Holding — Conway, J.
- The U.S. District Court for the Middle District of Florida held that it lacked subject matter jurisdiction and dismissed the case with prejudice.
Rule
- A court lacks subject matter jurisdiction over a False Claims Act claim if any part of the claim is based on publicly disclosed allegations or transactions.
Reasoning
- The court reasoned that the public disclosure bar under the FCA precluded jurisdiction because the allegations had been publicly disclosed prior to the filing of the complaint.
- The court applied a three-part test to determine jurisdiction over an FCA claim based on publicly disclosed information, concluding that the allegations had been disclosed in various public forums, including media reports and census data.
- The court noted that Relator's claims were based on information that had been widely reported, thus failing to qualify her as an "original source" as defined by the FCA.
- Additionally, the court stated that even if some allegations were based on a book cited by Relator, the existence of publicly disclosed information was sufficient to dismiss the case.
- Ultimately, the court found that any part of the FCA claim based on publicly disclosed information resulted in a lack of jurisdiction, necessitating dismissal.
Deep Dive: How the Court Reached Its Decision
Court's Jurisdictional Analysis
The court analyzed its jurisdiction over Relator's claims under the False Claims Act (FCA) by applying the public disclosure bar, which serves to limit when a private citizen can bring a qui tam action based on information that has already been made public. The statute expressly states that no court shall have jurisdiction over an FCA action based on publicly disclosed allegations unless the plaintiff is the original source of that information. The court noted that this jurisdictional bar is a matter of subject matter jurisdiction, meaning that it can be raised at any stage of the proceedings, and the plaintiff bears the burden of proving the existence of jurisdiction. The court referenced the three-part inquiry established by the Eleventh Circuit to determine jurisdiction: (1) whether the allegations had been publicly disclosed, (2) whether the disclosed information formed the basis of the plaintiff's suit, and (3) whether the plaintiff is an original source of that information. The court concluded that Relator's claims were based on allegations that had been disclosed in various public forums, including media reports and census data, which negated the court's jurisdiction.
Public Disclosure of Information
The court found that the allegations of discrimination and segregation in housing facilities made by Relator had been publicly disclosed prior to the filing of the complaint. Specifically, the court noted that the de-annexation of properties and the demographics of Lake Buena Vista were matters that had previously been reported in the news media and other public forums. The allegations included claims regarding the 1990 de-annexation of residential housing, which was highlighted in multiple newspaper articles and public records, thus qualifying as public disclosure under the FCA. Furthermore, the court emphasized that the information regarding Reedy Creek's relationship with Walt Disney World, including assertions of control and authority, had similarly been reported in various media outlets. As such, the court determined that the information relied upon by the Relator was not new or undisclosed and had been widely available to the public.
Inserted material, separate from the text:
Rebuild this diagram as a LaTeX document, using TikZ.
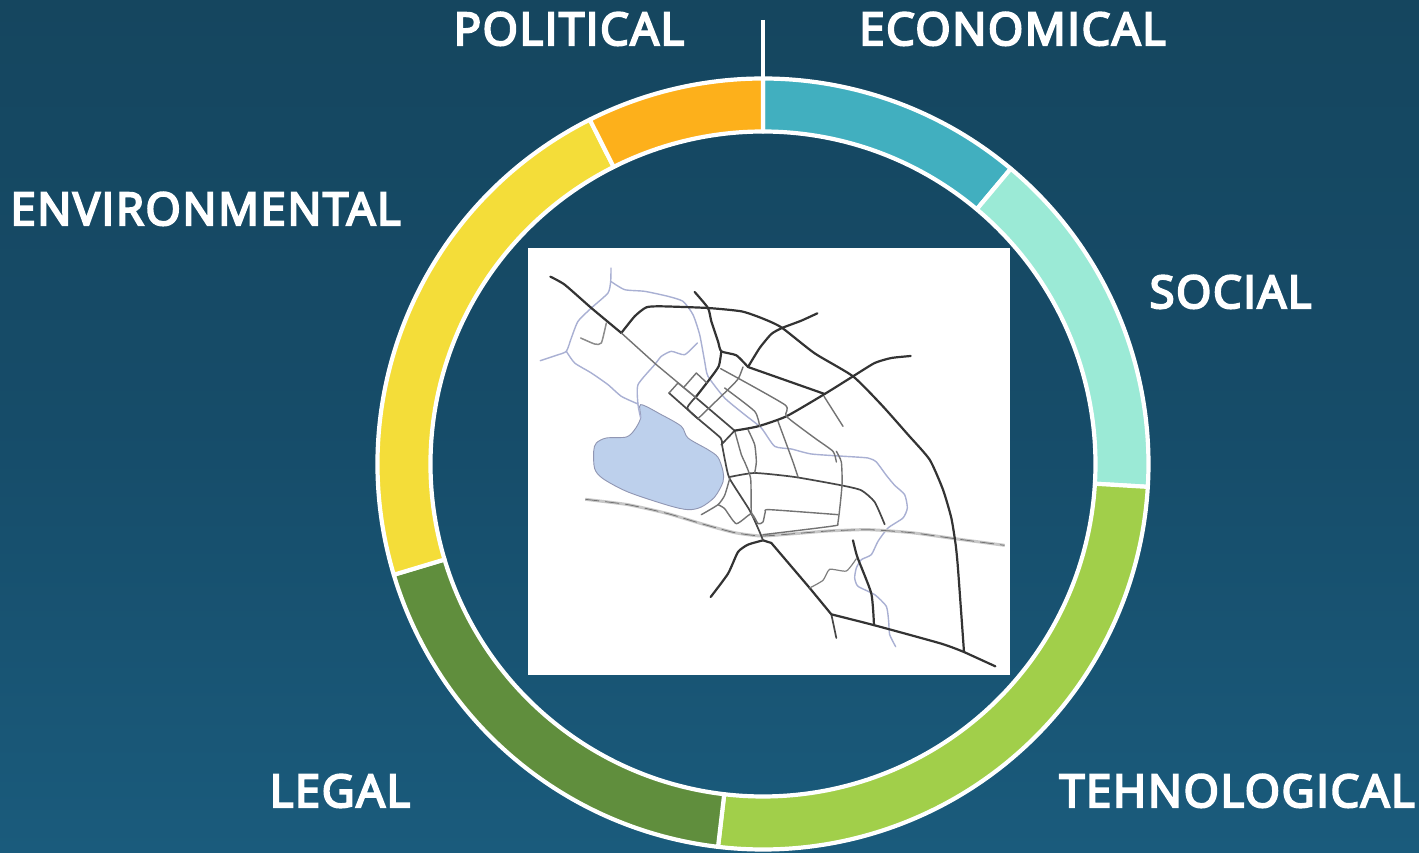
\documentclass[tikz,border=0pt]{standalone}
\usepackage{fontspec}
\setmainfont[FakeBold=5,LetterSpace=4]{Open Sans}
\definecolor{bgtop}{HTML}{15465F}
\definecolor{bgmid}{HTML}{164C69}
\definecolor{bgbot}{HTML}{1A5B7C}
\definecolor{cOrange}{HTML}{FDB01B}
\definecolor{cTeal}{HTML}{41AFBF}
\definecolor{cMint}{HTML}{9BEAD6}
\definecolor{cGreen}{HTML}{A1CF4A}
\definecolor{cDark}{HTML}{608E3D}
\definecolor{cYellow}{HTML}{F4DD39}
\definecolor{river}{HTML}{A9B0D3}
\definecolor{lake}{HTML}{BDD0EC}
\tikzset{
  lab/.style={text=white,font=\fontsize{45pt}{50pt}\selectfont,inner sep=0pt,anchor=base},
  sector/.style={draw=white,line width=4.2pt,line join=round},
  rd/.style={draw=black!80,line width=2.2pt,line cap=round,line join=round},
  rdm/.style={draw=black!72,line width=1.7pt,line cap=round,line join=round},
  rdt/.style={draw=black!55,line width=1.4pt,line cap=round,line join=round},
  rv/.style={draw=river,line width=1.4pt,line cap=round,line join=round},
}
\newcommand{\ringsector}[3]{%
  \fill[#3] (#1:385.5pt) arc[start angle=#1,end angle=#2,radius=385.5pt]
     -- (#2:332.5pt) arc[start angle=#2,end angle=#1,radius=332.5pt] -- cycle;
  \draw[sector] (#1:385.5pt) arc[start angle=#1,end angle=#2,radius=385.5pt]
     -- (#2:332.5pt) arc[start angle=#2,end angle=#1,radius=332.5pt] -- cycle;
}
\newcommand{\rt}[2]{\draw[#1] plot[smooth,tension=0.35] coordinates {#2};}
\begin{document}
\begin{tikzpicture}[x=1pt,y=1pt]
\useasboundingbox (0,0) rectangle (1419,852);
\fill[bottom color=bgbot,top color=bgtop,middle color=bgmid] (0,0) rectangle (1419,852);
% ring, centre of the ring at px (763,464)
\begin{scope}[shift={(763,388)}]
  \ringsector{50}{90}{cTeal}
  \ringsector{-3.4}{50}{cMint}
  \ringsector{-96.7}{-3.4}{cGreen}
  \ringsector{196.7}{263.3}{cDark}
  \ringsector{116.7}{196.7}{cYellow}
  \ringsector{90}{116.7}{cOrange}
\end{scope}
\coordinate (tickTop) at (763,832);
\coordinate (tickBot) at (763,775);
\draw[white,line width=3.4pt] (tickTop) -- (tickBot);
% map
\fill[white] (528,177) rectangle (1010,604);
\begin{scope}[shift={(528,604)},x=0.33333pt,y=-0.33333pt]
  % lake
  \draw[fill=lake,draw=river!85!black,line width=0.9pt] plot[smooth cycle,tension=0.5] coordinates {
    (338,470)(400,500)(460,535)(480,570)(540,605)(570,628)(585,670)(585,702)(560,747)(520,777)(480,785)(420,772)(300,732)(225,692)(200,662)(197,610)(205,585)(235,570)(295,567)(320,545)(338,510)};
  % rivers
  \rt{rv}{(249,60)(248,100)(240,135)(190,180)(150,220)(130,270)(115,310)(85,322)(37,338)}
  \rt{rv}{(248,100)(290,125)(350,130)(420,145)(465,160)(495,200)(515,260)(530,340)(540,385)(590,450)(650,500)(700,540)(740,595)(790,603)(850,618)(950,625)(1020,630)(1045,642)(1075,682)(1100,712)(1130,740)(1138,780)(1125,810)(1080,840)(1050,880)(1030,920)(1000,935)(985,960)(980,990)(990,1015)(1040,1040)(1075,1075)(1082,1120)(1085,1160)(1103,1196)}
  \rt{rv}{(115,310)(140,345)(190,375)(240,410)(280,445)(330,468)}
  \rt{rv}{(508,285)(470,320)(430,310)(400,325)(380,350)(330,410)(330,470)(338,510)}
  % railway
  \rt{draw=black!22,line width=3pt}{(172,754)(300,770)(420,797)(520,827)(620,854)(700,864)(800,857)(900,849)(1020,845)(1150,854)(1280,872)(1430,892)}
  \rt{draw=black!55,line width=0.8pt,dash pattern=on 14pt off 6pt}{(172,754)(300,770)(420,797)(520,827)(620,854)(700,864)(800,857)(900,849)(1020,845)(1150,854)(1280,872)(1430,892)}
  % main roads
  \rt{rd}{(67,86)(110,110)(190,180)(280,255)}
  \rt{rd}{(280,255)(320,205)(355,178)(400,175)(540,180)(640,190)(700,210)(760,238)(860,316)(975,385)(1060,470)(1140,560)(1205,635)(1245,725)(1270,810)(1283,890)(1290,962)(1308,1212)}
  \rt{rd}{(1308,1212)(1402,1255)}
  \draw[rd] (705,877) -- (730,885) -- (845,1020) -- (910,1099);
  \rt{rdm}{(910,1099)(925,1170)}
  \rt{rd}{(910,1099)(1040,1132)(1240,1187)(1308,1212)}
  \rt{rd}{(705,877)(660,890)(630,912)(600,977)(548,1047)}
  \rt{rd}{(975,877)(988,927)(1030,1037)(1038,1132)}
  % secondary roads
  \draw[rdt] (280,255) -- (385,350) -- (505,450);
  \draw[rdm] (505,450) -- (620,548);
  \rt{rdm}{(423,435)(510,512)(578,570)(582,590)(592,642)(605,692)(665,787)(695,852)(705,877)}
  \rt{rdm}{(605,687)(680,675)(800,687)(940,712)(1000,727)(1040,762)(1070,829)}
  \rt{rdt}{(605,692)(590,742)(570,770)(520,800)}
  \rt{rdt}{(570,770)(590,782)(625,827)(670,797)(690,827)(705,822)(712,792)(725,785)(930,800)}
  \rt{rdt}{(925,610)(940,642)(942,712)(930,822)(915,834)(705,860)}
  \rt{rdt}{(620,548)(640,620)(650,642)(668,692)(670,792)(680,812)}
  \rt{rdt}{(660,545)(680,590)(685,642)(680,675)}
  \rt{rdt}{(750,520)(795,642)(810,687)}
  \rt{rdm}{(580,590)(620,548)}
  \rt{rd}{(620,548)(690,535)(775,505)(890,438)(975,385)(1040,345)(1090,330)(1148,324)}
  \draw[rd] (660,357) -- (890,438);
  \draw[rdt] (888,445) -- (945,535);
  \rt{rd}{(660,357)(695,300)(730,258)(762,240)(820,218)(868,196)}
  \rt{rd}{(500,132)(540,180)(550,220)(570,280)(580,310)(625,322)(660,357)}
  \rt{rd}{(580,310)(572,355)(540,400)(505,445)}
  \rt{rdm}{(505,445)(478,480)(510,512)}
  \rt{rdt}{(578,362)(770,470)(775,505)(860,570)(915,610)(925,642)}
  \rt{rdt}{(645,357)(632,390)(610,415)(510,512)}
  \rt{rdt}{(590,420)(680,490)(695,535)}
  \draw[rdt] (423,435) -- (450,405) -- (505,450);
  \draw[rdt] (470,415) -- (505,375) -- (537,405);
  \rt{draw=black!45,line width=1.5pt,line cap=round}{(158,270)(200,288)(220,285)(235,225)}
  \rt{draw=black!50,line width=1.2pt,line cap=round}{(845,1020)(885,997)(905,964)(955,969)(985,932)}
\end{scope}
% labels
\node[lab] (political) at (569,807) {POLITICAL};
\node[lab] (economical) at (1012.5,807) {ECONOMICAL};
\node[lab] (environmental) at (205.5,627) {ENVIRONMENTAL};
\node[lab] (social) at (1230.5,544) {SOCIAL};
\node[lab] (legal) at (340,45) {LEGAL};
\node[lab] (tehnological) at (1237,45) {TEHNOLOGICAL};
\end{tikzpicture}
\end{document}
Original Source Requirement
In its analysis, the court addressed the requirement for a plaintiff to be considered an "original source" under the FCA. The definition stipulates that an original source is someone who has direct and independent knowledge of the allegations and has voluntarily provided that information to the government before bringing the action. The court concluded that Relator, L. Brown, did not qualify as an original source because her allegations were based on information that had already been disclosed publicly. Although Relator cited a book as a source of her allegations, the court found that even if some claims were based on that book, other significant allegations had already been disclosed through various public mediums. The court stressed that the presence of any publicly disclosed information in a qui tam claim sufficed to bar jurisdiction, leading to the conclusion that Relator was not an original source.
Conclusion on Subject Matter Jurisdiction
Ultimately, the court determined that it lacked subject matter jurisdiction over Relator's claims because any part of her FCA claims was based on publicly disclosed information, as required by the statute. The court's findings were consistent with the legal principle that if any aspect of a claim arises from publicly disclosed allegations or transactions, jurisdiction is precluded. The dismissal of the case was therefore mandated, as the court found that Relator's claims did not meet the requirements set forth in the FCA. The court did not find it necessary to address the Defendants' additional arguments for dismissal, as the jurisdictional issue was sufficient to warrant the case's dismissal with prejudice. This conclusion underscored the importance of the public disclosure bar in maintaining the integrity of the qui tam provisions of the FCA.